If the injured person is a minor, most states pause the clock until the child reaches the age of majority (eighteen in most states, nineteen in a few). From that point, the child has the standard limitations period to file. This tolling rule exists because children cannot file lawsuits on their own behalf, and the law does not want their claims to expire before they are old enough to act. Parents can also file on a child’s behalf before that deadline. Given how much these deadlines vary, checking your state’s specific rule promptly after an injury is one of the most important things you can do.

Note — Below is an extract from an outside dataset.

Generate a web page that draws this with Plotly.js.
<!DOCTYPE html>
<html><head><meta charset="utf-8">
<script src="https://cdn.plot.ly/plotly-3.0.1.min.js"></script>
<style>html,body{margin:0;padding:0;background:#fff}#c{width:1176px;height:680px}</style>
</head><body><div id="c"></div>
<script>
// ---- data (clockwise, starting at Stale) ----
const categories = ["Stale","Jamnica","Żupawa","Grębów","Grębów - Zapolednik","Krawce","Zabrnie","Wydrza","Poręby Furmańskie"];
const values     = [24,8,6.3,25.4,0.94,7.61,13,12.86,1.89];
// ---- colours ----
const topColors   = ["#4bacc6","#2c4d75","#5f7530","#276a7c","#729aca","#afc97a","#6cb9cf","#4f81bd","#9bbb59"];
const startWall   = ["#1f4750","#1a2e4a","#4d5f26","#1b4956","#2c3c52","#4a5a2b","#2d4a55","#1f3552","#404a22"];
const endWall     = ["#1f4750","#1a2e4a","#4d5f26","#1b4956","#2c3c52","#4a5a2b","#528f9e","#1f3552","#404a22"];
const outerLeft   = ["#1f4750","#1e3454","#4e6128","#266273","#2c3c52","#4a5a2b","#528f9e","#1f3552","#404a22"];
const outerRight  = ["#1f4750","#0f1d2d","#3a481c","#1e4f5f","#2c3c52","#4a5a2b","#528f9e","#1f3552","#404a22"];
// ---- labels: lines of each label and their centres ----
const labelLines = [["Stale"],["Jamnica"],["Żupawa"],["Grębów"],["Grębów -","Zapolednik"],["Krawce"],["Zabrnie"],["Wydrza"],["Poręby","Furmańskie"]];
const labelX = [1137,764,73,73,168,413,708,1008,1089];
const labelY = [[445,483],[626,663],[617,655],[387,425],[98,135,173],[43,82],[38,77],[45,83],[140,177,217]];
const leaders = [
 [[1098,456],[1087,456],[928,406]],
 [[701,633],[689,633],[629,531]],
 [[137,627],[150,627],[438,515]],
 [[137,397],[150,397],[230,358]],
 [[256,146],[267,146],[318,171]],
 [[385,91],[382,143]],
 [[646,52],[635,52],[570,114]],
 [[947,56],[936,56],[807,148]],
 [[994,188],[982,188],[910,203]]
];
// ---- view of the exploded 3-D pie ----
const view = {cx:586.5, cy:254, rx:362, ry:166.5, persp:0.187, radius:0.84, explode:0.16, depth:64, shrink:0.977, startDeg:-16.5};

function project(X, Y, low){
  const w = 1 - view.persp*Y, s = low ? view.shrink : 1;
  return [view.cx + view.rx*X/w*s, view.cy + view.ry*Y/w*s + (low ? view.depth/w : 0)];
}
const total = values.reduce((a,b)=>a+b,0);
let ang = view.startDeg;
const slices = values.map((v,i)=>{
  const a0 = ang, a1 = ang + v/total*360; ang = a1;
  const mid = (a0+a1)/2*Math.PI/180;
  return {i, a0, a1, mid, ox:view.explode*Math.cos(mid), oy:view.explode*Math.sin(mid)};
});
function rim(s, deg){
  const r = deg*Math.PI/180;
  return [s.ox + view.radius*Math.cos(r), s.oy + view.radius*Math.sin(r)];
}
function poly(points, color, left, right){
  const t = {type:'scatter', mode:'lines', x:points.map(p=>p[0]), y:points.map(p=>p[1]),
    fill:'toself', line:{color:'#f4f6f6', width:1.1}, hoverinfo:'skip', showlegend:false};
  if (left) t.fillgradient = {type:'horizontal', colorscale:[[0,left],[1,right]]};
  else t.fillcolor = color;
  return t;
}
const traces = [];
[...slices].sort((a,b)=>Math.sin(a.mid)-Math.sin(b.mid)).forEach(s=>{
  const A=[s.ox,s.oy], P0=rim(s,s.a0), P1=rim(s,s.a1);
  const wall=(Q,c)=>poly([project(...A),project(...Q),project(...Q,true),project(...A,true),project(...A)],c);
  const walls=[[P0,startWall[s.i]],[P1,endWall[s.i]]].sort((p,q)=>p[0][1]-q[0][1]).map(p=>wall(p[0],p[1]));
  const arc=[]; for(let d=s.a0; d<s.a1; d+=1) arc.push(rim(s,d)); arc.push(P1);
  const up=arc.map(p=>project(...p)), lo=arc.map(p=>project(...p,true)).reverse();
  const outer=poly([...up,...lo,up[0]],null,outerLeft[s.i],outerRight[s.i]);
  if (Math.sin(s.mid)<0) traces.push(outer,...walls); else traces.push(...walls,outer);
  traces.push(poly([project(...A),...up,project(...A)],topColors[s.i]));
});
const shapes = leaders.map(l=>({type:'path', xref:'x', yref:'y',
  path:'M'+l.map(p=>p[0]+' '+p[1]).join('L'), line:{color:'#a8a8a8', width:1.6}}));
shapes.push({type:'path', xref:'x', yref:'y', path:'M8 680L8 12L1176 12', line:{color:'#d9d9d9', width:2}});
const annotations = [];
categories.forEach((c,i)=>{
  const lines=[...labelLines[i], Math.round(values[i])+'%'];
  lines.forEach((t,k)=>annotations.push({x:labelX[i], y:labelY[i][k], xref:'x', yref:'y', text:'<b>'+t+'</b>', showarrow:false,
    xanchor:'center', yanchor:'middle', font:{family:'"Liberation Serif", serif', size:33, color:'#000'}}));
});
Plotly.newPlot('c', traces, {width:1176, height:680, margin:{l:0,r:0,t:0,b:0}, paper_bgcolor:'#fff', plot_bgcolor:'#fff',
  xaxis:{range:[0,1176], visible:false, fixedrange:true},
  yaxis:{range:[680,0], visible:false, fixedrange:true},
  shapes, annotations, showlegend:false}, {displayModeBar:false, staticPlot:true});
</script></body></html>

The right defendant depends on what went wrong. The stadium owner or operator is the most common target because they control the physical premises, including netting, seating, and structural safety. The team itself may also be liable, particularly when the injury involves team-controlled activities like mascot stunts or promotional events. If an event promoter organized the game (common for exhibition games or college showcases), that promoter may bear responsibility for safety decisions. At amateur, recreational, or Little League games on fields without professional-grade protections, the property owner or league organizing the event could be the proper defendant.
In rare cases, an individual can be liable. A spectator who throws something dangerous into the crowd, or a player who intentionally hurls a ball at a fan, acts outside the scope of normal gameplay. Identifying every potentially responsible party early matters because it affects where you file suit and what insurance policies come into play.
The steps you take in the first hours after being hit do more for your potential case than anything that happens later. Seek medical attention immediately, even if the injury feels minor. Concussions and internal bleeding do not always produce obvious symptoms right away, and a medical record created the same day is far more persuasive than one from a week later.
Report the incident to stadium staff or event organizers and insist on an official incident report. Get a copy or at least confirm in writing that the report was filed. Collect contact information from anyone who saw what happened. Take photos of where you were sitting, the area the ball came from, any visible injuries, and the condition of nearby netting or screens. Save your ticket stub, parking receipt, and anything else that proves you were there and where you were seated.
Keep every medical bill, prescription receipt, and record of missed work in one place from the start. If you later decide to pursue a claim, your attorney will need all of it, and gaps in documentation are the easiest way for the other side to challenge your damages.